Befangenheitsantrag wegen Lachens
Darauf stellte der Verfahrensbevollmächtigte des Verfügungsbeklagten den Antrag, den lachenden Richter für befangen zu erklären. Zur Begründung führte er aus, die Art des Lachens sei verletzend gewesen. Es habe sich um ein arrogantes, sich über andere aufschwingendes Lachen gehandelt.
Befangenheitsantrag erfolgreich
In seiner Stellungnahme zum Befangenheitsantrag erklärte der ehrenamtliche Richter, er habe die ständigen Anweisungen des Beklagtenvertreters an die Richterin, ihn anzugucken, als merkwürdig empfunden. Dies habe in ihm bereits einen Impuls zum Lachen ausgelöst, den er aber noch haben unterdrücken können. Bei den späteren, ihm ebenfalls merkwürdig erscheinenden Ausführungen, habe sich der Lachimpuls dermaßen gesteigert, dass er das Lachen an einer Stelle nicht mehr haben unterdrücken können. Dies sei auch anderen im Saal anwesenden Personen so gegangen. Das Gericht gab dem Befangenheitsantrag statt.

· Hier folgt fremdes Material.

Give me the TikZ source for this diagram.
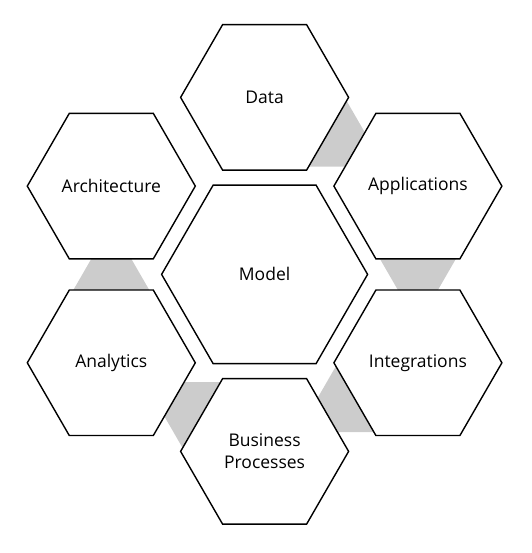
\documentclass[tikz,border=0pt]{standalone}
\usepackage{fontspec}
\setmainfont{Open Sans}
\usetikzlibrary{shapes.geometric,calc}
\definecolor{tipgray}{RGB}{204,204,204}
\begin{document}
\begin{tikzpicture}[x=1pt,y=1pt,
  hexa/.style={regular polygon, regular polygon sides=6, draw=black, line width=1.4pt,
    fill=white, inner sep=0pt, minimum size=168pt, align=center,
    font=\fontsize{17.5}{21.7}\selectfont},
  bighexa/.style={hexa, minimum size=206pt},
  tip/.style={fill=tipgray}]
\useasboundingbox (0,0) rectangle (531,553);
% centres
\coordinate (cM) at (264.6,278.6);
\coordinate (cD) at (264.6,455.6);
\coordinate (cAp) at (417.9,366.9);
\coordinate (cI) at (417.9,190.2);
\coordinate (cB) at (264.6,101.6);
\coordinate (cAn) at (111.3,190.2);
\coordinate (cAr) at (111.3,366.9);
% grey connecting tips
\fill[tip] ($(cD)+(-30:138.56)$) -- ($(cD)+(-60:80)$) -- ($(cD)+(0:80)$) -- cycle;
\fill[tip] ($(cAp)+(-90:138.56)$) -- ($(cAp)+(-120:80)$) -- ($(cAp)+(-60:80)$) -- cycle;
\fill[tip] ($(cI)+(210:138.56)$) -- ($(cI)+(180:80)$) -- ($(cI)+(240:80)$) -- cycle;
\fill[tip] ($(cB)+(150:138.56)$) -- ($(cB)+(120:80)$) -- ($(cB)+(180:80)$) -- cycle;
\fill[tip] ($(cAn)+(90:138.56)$) -- ($(cAn)+(60:80)$) -- ($(cAn)+(120:80)$) -- cycle;
% hexagons
\node[bighexa] (model) at (cM) {Model};
\node[hexa] (data) at (cD) {Data};
\node[hexa] (apps) at (cAp) {Applications};
\node[hexa] (integ) at (cI) {Integrations};
\node[hexa] (bus) at (cB) {Business\\Processes};
\node[hexa] (anal) at (cAn) {Analytics};
\node[hexa] (arch) at (cAr) {Architecture};
\end{tikzpicture}
\end{document}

Antrag auf Enthebung des Richters von seinem Ehrenamt
Mit der Stattgabe des Befangenheitsantrags gab sich der Verfahrensbevollmächtigte der Verfügungsbeklagten nicht zufrieden und reichte bei der Präsidentin des Arbeitsgerichts Berlin eine Beschwerde ein. Er beantragte, den ehrenamtlichen Richter seines Amtes zu entheben. Durch sein Lachen habe er mangelnde Ernsthaftigkeit gegenüber seiner Aufgabe und fehlenden Respekt gegenüber dem Richteramt gezeigt.

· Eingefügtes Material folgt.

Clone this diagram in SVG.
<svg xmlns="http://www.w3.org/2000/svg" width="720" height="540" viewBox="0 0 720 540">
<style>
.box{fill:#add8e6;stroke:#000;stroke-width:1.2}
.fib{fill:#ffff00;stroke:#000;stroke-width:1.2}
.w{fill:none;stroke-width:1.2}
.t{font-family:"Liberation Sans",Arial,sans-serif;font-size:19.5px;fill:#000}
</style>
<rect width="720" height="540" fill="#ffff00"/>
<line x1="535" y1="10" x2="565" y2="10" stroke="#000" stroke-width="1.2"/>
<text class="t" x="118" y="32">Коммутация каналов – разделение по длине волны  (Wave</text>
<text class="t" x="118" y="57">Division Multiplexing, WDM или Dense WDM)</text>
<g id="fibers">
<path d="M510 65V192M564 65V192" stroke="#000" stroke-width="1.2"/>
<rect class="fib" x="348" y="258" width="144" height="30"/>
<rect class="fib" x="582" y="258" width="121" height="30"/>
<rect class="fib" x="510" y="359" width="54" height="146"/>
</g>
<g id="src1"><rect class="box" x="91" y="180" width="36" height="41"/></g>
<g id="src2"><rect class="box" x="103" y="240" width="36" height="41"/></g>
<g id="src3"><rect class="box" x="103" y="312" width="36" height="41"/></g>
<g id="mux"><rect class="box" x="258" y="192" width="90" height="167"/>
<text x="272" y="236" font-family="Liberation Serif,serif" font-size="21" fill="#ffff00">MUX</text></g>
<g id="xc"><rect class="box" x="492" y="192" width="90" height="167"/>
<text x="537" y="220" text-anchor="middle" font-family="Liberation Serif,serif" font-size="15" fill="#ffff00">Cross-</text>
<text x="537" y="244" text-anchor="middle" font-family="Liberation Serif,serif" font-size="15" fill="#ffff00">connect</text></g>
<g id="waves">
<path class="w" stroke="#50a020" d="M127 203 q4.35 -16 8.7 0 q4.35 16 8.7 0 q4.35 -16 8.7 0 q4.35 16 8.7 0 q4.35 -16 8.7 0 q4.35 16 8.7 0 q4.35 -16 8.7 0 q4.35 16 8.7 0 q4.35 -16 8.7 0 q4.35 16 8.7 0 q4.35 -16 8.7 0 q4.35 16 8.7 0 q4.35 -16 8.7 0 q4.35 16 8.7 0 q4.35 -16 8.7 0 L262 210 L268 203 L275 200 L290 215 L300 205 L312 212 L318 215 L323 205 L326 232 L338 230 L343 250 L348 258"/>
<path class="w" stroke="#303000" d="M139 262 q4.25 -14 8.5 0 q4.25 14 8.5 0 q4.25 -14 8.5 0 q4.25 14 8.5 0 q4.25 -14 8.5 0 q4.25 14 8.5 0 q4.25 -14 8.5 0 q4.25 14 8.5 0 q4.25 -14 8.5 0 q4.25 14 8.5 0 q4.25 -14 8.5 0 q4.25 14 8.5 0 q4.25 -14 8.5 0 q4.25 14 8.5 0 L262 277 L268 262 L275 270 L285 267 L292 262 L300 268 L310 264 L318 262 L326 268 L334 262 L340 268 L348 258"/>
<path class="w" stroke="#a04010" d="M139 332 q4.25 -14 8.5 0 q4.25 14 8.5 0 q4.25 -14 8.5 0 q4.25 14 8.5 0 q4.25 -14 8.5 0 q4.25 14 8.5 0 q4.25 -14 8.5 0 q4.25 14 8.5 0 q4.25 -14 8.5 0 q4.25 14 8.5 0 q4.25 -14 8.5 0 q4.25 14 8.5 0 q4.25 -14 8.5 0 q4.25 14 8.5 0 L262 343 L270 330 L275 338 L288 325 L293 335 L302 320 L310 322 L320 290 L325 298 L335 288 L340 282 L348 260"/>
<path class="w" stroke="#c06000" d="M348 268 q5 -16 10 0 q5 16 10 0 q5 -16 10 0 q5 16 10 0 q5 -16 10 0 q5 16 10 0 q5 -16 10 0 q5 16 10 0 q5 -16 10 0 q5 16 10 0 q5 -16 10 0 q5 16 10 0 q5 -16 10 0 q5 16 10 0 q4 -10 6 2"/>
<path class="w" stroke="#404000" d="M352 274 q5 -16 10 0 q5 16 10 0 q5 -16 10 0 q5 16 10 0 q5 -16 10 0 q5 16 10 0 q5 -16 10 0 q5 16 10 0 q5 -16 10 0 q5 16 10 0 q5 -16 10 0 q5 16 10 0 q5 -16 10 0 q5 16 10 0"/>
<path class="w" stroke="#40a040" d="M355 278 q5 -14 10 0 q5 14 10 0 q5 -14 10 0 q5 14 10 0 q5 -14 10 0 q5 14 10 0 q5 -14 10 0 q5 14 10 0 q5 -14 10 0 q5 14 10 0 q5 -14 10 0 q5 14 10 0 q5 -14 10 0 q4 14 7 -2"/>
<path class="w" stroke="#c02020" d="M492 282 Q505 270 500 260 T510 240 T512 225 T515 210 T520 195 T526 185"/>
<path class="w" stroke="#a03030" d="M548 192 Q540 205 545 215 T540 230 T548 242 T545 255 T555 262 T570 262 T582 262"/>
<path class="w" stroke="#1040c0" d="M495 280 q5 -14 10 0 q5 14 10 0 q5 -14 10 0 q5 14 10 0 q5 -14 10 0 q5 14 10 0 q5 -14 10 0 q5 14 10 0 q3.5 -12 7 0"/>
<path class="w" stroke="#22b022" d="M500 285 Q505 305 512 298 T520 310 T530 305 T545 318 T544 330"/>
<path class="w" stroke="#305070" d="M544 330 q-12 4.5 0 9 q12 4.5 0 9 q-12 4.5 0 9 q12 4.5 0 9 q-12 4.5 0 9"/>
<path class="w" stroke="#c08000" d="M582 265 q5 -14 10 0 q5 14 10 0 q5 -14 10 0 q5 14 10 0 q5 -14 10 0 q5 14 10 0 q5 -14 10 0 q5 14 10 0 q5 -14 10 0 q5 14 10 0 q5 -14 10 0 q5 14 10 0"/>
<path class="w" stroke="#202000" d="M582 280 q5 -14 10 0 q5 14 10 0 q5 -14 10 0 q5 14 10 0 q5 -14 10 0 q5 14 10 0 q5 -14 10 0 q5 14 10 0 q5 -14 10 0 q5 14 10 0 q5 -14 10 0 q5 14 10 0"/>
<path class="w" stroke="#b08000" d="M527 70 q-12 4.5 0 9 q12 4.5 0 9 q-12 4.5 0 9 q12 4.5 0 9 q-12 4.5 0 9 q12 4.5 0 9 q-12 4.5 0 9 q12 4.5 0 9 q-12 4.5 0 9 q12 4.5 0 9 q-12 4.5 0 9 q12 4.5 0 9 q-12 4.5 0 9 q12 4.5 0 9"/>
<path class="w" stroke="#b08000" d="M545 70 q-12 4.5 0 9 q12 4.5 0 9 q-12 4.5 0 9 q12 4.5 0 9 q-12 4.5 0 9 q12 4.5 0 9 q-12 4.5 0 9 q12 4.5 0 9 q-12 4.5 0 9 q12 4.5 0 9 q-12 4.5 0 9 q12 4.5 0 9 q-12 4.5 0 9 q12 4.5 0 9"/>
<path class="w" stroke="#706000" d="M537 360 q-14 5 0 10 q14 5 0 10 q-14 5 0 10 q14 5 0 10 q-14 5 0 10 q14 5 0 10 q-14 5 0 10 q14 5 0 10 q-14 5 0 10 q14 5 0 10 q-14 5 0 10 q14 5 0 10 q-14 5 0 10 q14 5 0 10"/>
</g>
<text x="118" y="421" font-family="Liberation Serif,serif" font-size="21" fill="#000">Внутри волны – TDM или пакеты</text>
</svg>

Amtspflichtverletzung ja, aber nicht grob
Das LArbG wies den Antrag auf Amtsenthebung zurück. Voraussetzung für die Enthebung vom Amt als ehrenamtlicher Richter sei gemäß §§ 27, 21, 20 ArbGG eine grobe Amtspflichtverletzung. Bei der Bewertung des Lachens liegt nach Auffassung des LArbG die Annahme einer Pflichtverletzung zwar nicht fern, da der ehrenamtliche Richter hiermit möglicherweise den Eindruck mangelnder Neutralität erweckt habe, diese Amtspflichtverletzung sei aber nicht als grob zu bewerten.

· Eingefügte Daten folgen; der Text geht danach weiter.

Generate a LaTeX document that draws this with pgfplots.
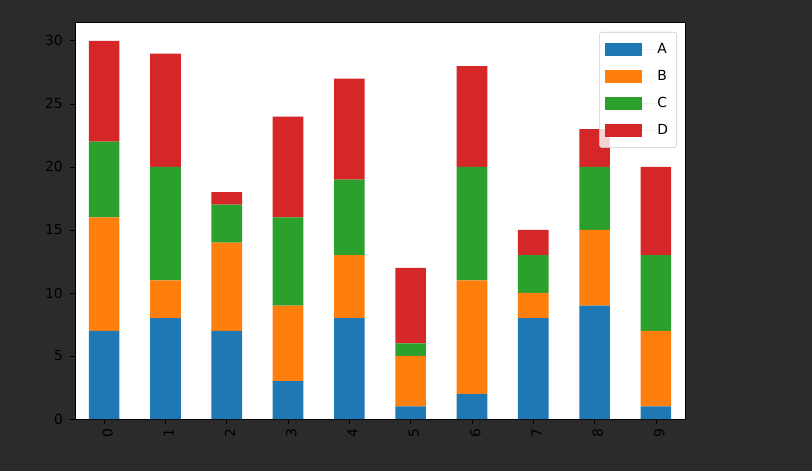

Singuläres, nicht beharrliches Lachen
Bei dieser Entscheidung berücksichtigte das LArbG u.a. den Umstand, dass es sich um einen einmaligen, kurzen Lacher gehandelt habe und der ehrenamtliche Richter sich keiner wiederholten oder kontinuierlichen Verletzung seiner richterlichen Pflichten habe zuschulden kommen lassen. Eine Pflichtverletzung sei nur dann grob, wenn eine gewisse Beharrlichkeit der Pflichtverletzung vorliege, so das ein weiteres Festhalten am ehrenamtlichen Richterverhältnis dem Ansehen der Rechtspflege schade (OVG Berlin, Beschluss v. 31.8.1978, II L 13.78).
Reaktives Lachen als Folge besondere Prozesssituation
An dieser Beharrlichkeit fehlte es nach Auffassung des LArbG bei dem kurzen Lacher des ehrenamtlichen Richters. Auslöser sei eine besondere Prozesssituation gewesen. Die Wahrnehmung dieses Lachers als Ausdruck von Überheblichkeit oder der Ablehnung des Beklagtenvertreters entspringe dessen subjektiver Wahrnehmung. Einen Anhalt in dem objektiven Geschehen habe diese Auslegung nicht.
Antrag auf Amtsenthebung abgelehnt
Aus diesem Grunde wies das Gericht den Antrag auf Amtsenthebung zurück.